● The input
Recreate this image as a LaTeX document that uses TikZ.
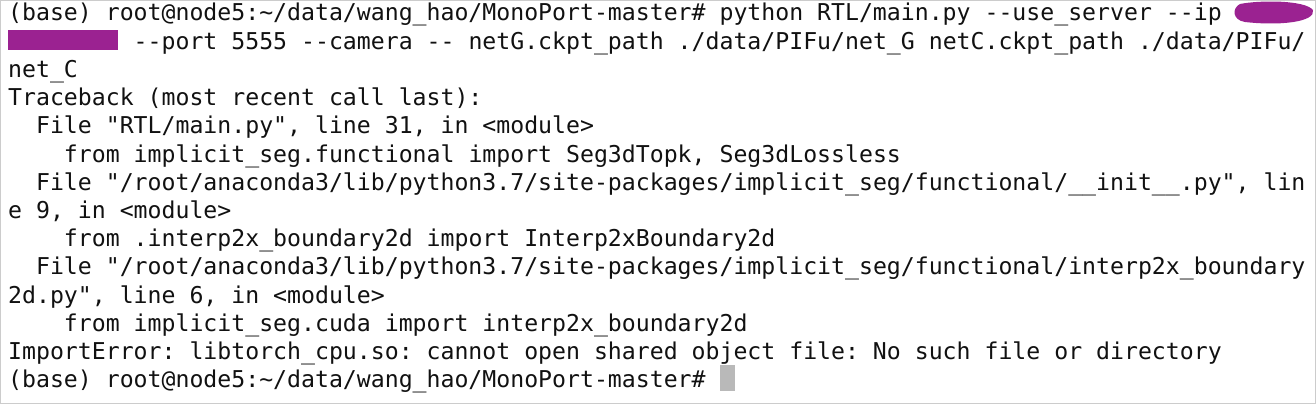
\documentclass[tikz,border=0pt]{standalone}
\usepackage{fontspec}
\setmonofont{DejaVu Sans Mono}
\definecolor{redact}{HTML}{9B2291}
\definecolor{txt}{HTML}{111111}
\tikzset{ln/.style={anchor=base west,inner sep=0pt,font=\ttfamily\fontsize{23.17pt}{28pt}\selectfont,text=txt}}
\begin{document}
\begin{tikzpicture}[x=1pt,y=-1pt]
\useasboundingbox (0,0) rectangle (1316,404);
\fill[white] (0,0) rectangle (1316,404);
\draw[gray!40] (0.5,0.5) rectangle (1315.5,403.5);
\foreach \i/\t in {0/{(base) root@node5:\string~/data/wang\_hao/MonoPort-master\# python RTL/main.py --use\_server --ip },
1/{\ \ \ \ \ \ \ \ \ --port 5555 --camera -- netG.ckpt\_path ./data/PIFu/net\_G netC.ckpt\_path ./data/PIFu/},
2/{net\_C},
3/{Traceback (most recent call last):},
4/{\ \ File "RTL/main.py", line 31, in <module>},
5/{\ \ \ \ from implicit\_seg.functional import Seg3dTopk, Seg3dLossless},
6/{\ \ File "/root/anaconda3/lib/python3.7/site-packages/implicit\_seg/functional/\_\_init\_\_.py", lin},
7/{e 9, in <module>},
8/{\ \ \ \ from .interp2x\_boundary2d import Interp2xBoundary2d},
9/{\ \ File "/root/anaconda3/lib/python3.7/site-packages/implicit\_seg/functional/interp2x\_boundary},
10/{2d.py", line 6, in <module>},
11/{\ \ \ \ from implicit\_seg.cuda import interp2x\_boundary2d},
12/{ImportError: libtorch\_cpu.so: cannot open shared object file: No such file or directory},
13/{(base) root@node5:\string~/data/wang\_hao/MonoPort-master\# }}
  \node[ln] (l\i) at (8,{21+28.2*\i}) {\t};
\fill[redact] (1240,4) .. controls (1260,0) and (1305,0) .. (1313,10) .. controls (1316,22) and (1280,26) .. (1245,22) .. controls (1232,20) and (1232,8) .. (1240,4);
\fill[redact] (8,30) rectangle (118,50);
\fill[gray!55] (720,365) rectangle (735,391);
\end{tikzpicture}
\end{document}
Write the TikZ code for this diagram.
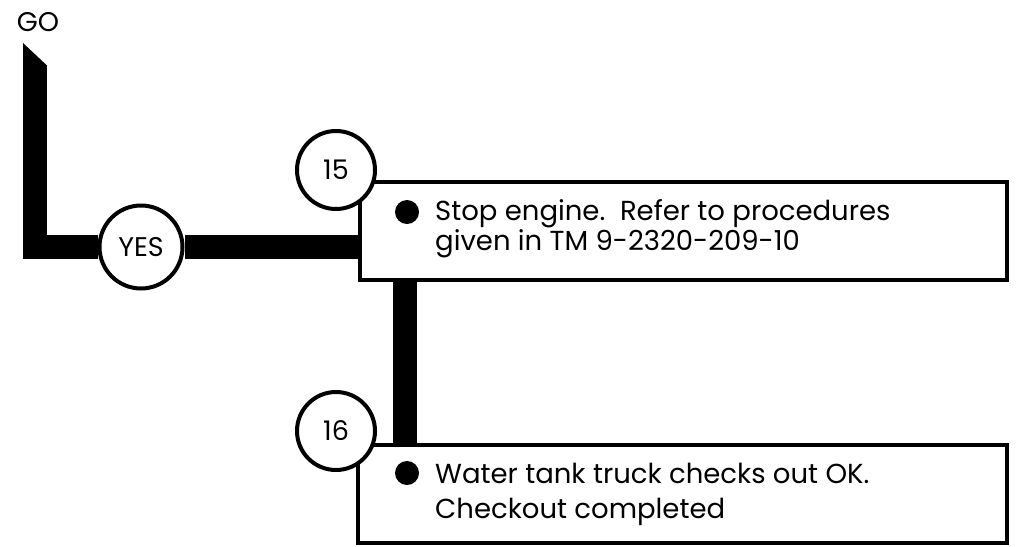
\documentclass[tikz,border=0pt]{standalone}
\usepackage{fontspec}
\usepackage{tikz}
\usetikzlibrary{calc,positioning,backgrounds}
\newfontfamily\gothic{Poppins}

\begin{document}
\begin{tikzpicture}[x=1pt,y=-1pt,
    bar/.style={line width=24pt,black},
    stepbox/.style={draw,rectangle,line width=3.5pt,fill=white,inner sep=0pt,minimum height=98pt},
    numcirc/.style={draw,circle,line width=4pt,fill=white,inner sep=0pt,font=\gothic\fontsize{27}{32}\selectfont},
    bullet/.style={circle,fill=black,minimum size=24pt,inner sep=0pt},
    steptext/.style={anchor=base west,inner sep=0pt,font=\gothic\fontsize{27.5}{32}\selectfont}]
        \useasboundingbox (0,0) rectangle (1016,546);
        \node[anchor=base,inner sep=0pt,font=\gothic\fontsize{27}{32}\selectfont] (go) at (38,31) {GO};
        \coordinate (gotop) at (35,65);
        \coordinate (drop) at (405,0);
        \node[stepbox,minimum width=647pt] (s15) at (683.5,231) {};
        \node[stepbox,minimum width=649pt] (s16) at (682.5,494) {};
        \node[numcirc,minimum size=83pt] (yes) at (141,247) {YES};
        \node[numcirc,minimum size=78pt] (n15) at (336,170) {15};
        \node[numcirc,minimum size=78pt] (n16) at (336,431) {16};
        \node[bullet] (b15) at (407,212) {};
        \node[bullet] (b16) at (407,473) {};
        \node[steptext] (t15a) at (435,220) {Stop engine.\ \ Refer to procedures};
        \node[steptext] (t15b) at (435,250) {given in TM 9-2320-209-10};
        \node[steptext] (t16a) at (435,483) {Water tank truck checks out OK.};
        \node[steptext] (t16b) at (435,518) {Checkout completed};
        \begin{scope}[on background layer]
          \draw[bar] (gotop) |- (yes);
          \fill (23,43) -- (47,65.5) -- (47,66) -- (23,66) -- cycle;
          \draw[bar] (yes) -- (s15.west |- yes);
          \draw[bar] (s15.south -| drop) -- (s16.north -| drop);
        \end{scope}
      \end{tikzpicture}
\end{document}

● Work to complete
Check each line of the entries above, and show every one holding the word "this".

● Response to the task
Recreate this image as a LaTeX document that uses TikZ.
Write the TikZ code for this diagram.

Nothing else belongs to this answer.